The Clinical Institute of Pathology at the Medical University of Vienna is one of the foremost Pathology research institutes in the world. Located in the General Hospital of Vienna the Institute’s clinical workload exceeds 35000 histological requests resulting in processing of over 400 000 investigations per year at the forefront of diagnostic methodology including conventional histopathology and cytopathology, immunohistochemistry, molecular pathology, genetics, electron microscopy and serology/immunology. The members of the Institute not only provide routine clinical diagnostic services to the community of Vienna but also offer centralised and specialised services for instance in Nephropatholgoy, Hematopathology and Lung pathology and develop novel approaches such as molecular analyses and cytogenetics. The renal pathology and immunology research group within the Institute has an unrivalled reputation for ultrastructural and biological cell studies of the kidney in health and disease and made important contributions to recent advances in the understanding of severe (auto)immunulogical and renal diseases, such as Membranous Nephropathy, Vasculitis and Transplant rejection and are among the most sought after researchers in the world.
Main tasks attributed in the project
The investigators of MedUni Vienna, lead by Renate Kain, will co-ordinate the RELENT project and execute the work outlined in WPs 01 – 06.
Main personnel involved in the project
Prof. Renate Kain, M.D., Ph.D., the coordinator of RELENT, received her undergraduate medical and postgraduate training in histopathology, cytopathology, microbiology and molecular and genetic diagnostics at the University of Vienna. She is an expert renal histopathologist with a special interest in small vessel vasculitis and extensive expertise in cell biology, biochemistry, immunology and glycobiology. She obtained her PhD from the University of Aberdeen working on proteomic analysis auf antigenic targets in autoimmunity in the world class proteomics department. She made the original discovery of autoantibodies to human lysosomal membrane protein-2 (hLAMP-2) in vasculitis, and has recently shown they are pathogenic. Dr. Kain has previously shown herself to be highly effective in promoting collaboration between research centers throughout the US and Europe. She has several years expertise in managing an independent research laboratory funded through external grant income. Dr Kain has co-ordinated the training programme of the EC funded initial training network TranSVIR led by Prof. Rees and co-ordinated the EC funded project INTRICATE.

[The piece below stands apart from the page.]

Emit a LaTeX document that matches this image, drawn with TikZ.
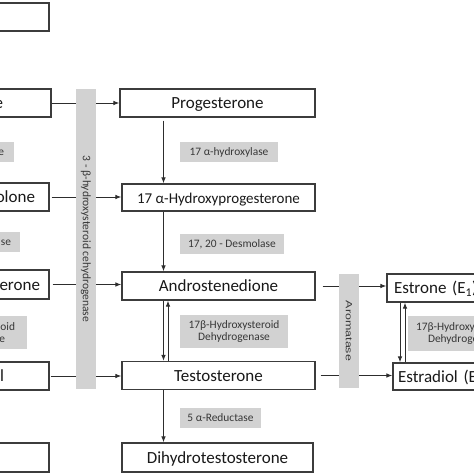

Virginie Hubert (MSc) is a PhD student at the clinical Institute of Pathology. Throughout her MSc in Biochemistry, Molecular and Cellular Biology (University of Namur, Belgium), she joined various projects in Belgium (Molecular Physiology Laboratory, University of Namur) and in the UK (Centre for Inflammation Research, Queen’s Medical Research Institute, The University of Edinburgh). After completion of her master degree she applied successfully for a Marie Curie PhD studentship for Early Stage Researchers in the Renal Immunology and Nephropathology Group at the Clinical Institute of Pathology (Medical University of Vienna). There she had the opportunity to apply in vivo skills previously acquired and to expand her knowledge in molecular and cell biology as well as in live cell imaging. In collaboration with the Core facility (Medical University of Vienna) she has recently demonstrated the role of LAMP-2 in macroautophagy and currently investigates the underlying mechanism connecting LAMP-2 and autophagy as well as its role in cell death.
Dr. Dario Armando Leone (PhD) is a postdoc who received his bachelor degree in Biotechnology in 2006 at University of Palermo with 108/110 and his Master degree in Molecular Biotechnology 2009 at the University of Bologna with 107/110. After the initial training performed at the Netherland Cancer Institute (NKI-AVL) in Amsterdam in the group of Tom Schumacher; in September 2010, Dario worked on his PhD at the Medical University of Vienna (MUW) in the group of Prof. Kain. In June 2016 Dario obtained his PhD in Immunology discussing his thesis about the role of LAMP-2 in the antigen presentation machinery of Human Monocytes Derived Dendritic cell, defining a novel endocytic pathway that is deregulated by anti-LAMP-2 antibody circulating in Focal Necrotizing Glomerulo Nephritis (FNGN) patient. In particular, anti-LAMP-2 antibody promotes the dissemination of the target molecules of the classical Anti Neutrophils Cytoplasmatic Antibody (ANCA); Myeloperoxidase (MPO) and Proteinanse-3 (Pr3) altering their immunogenicity and influencing the balance between tolerance and immunity.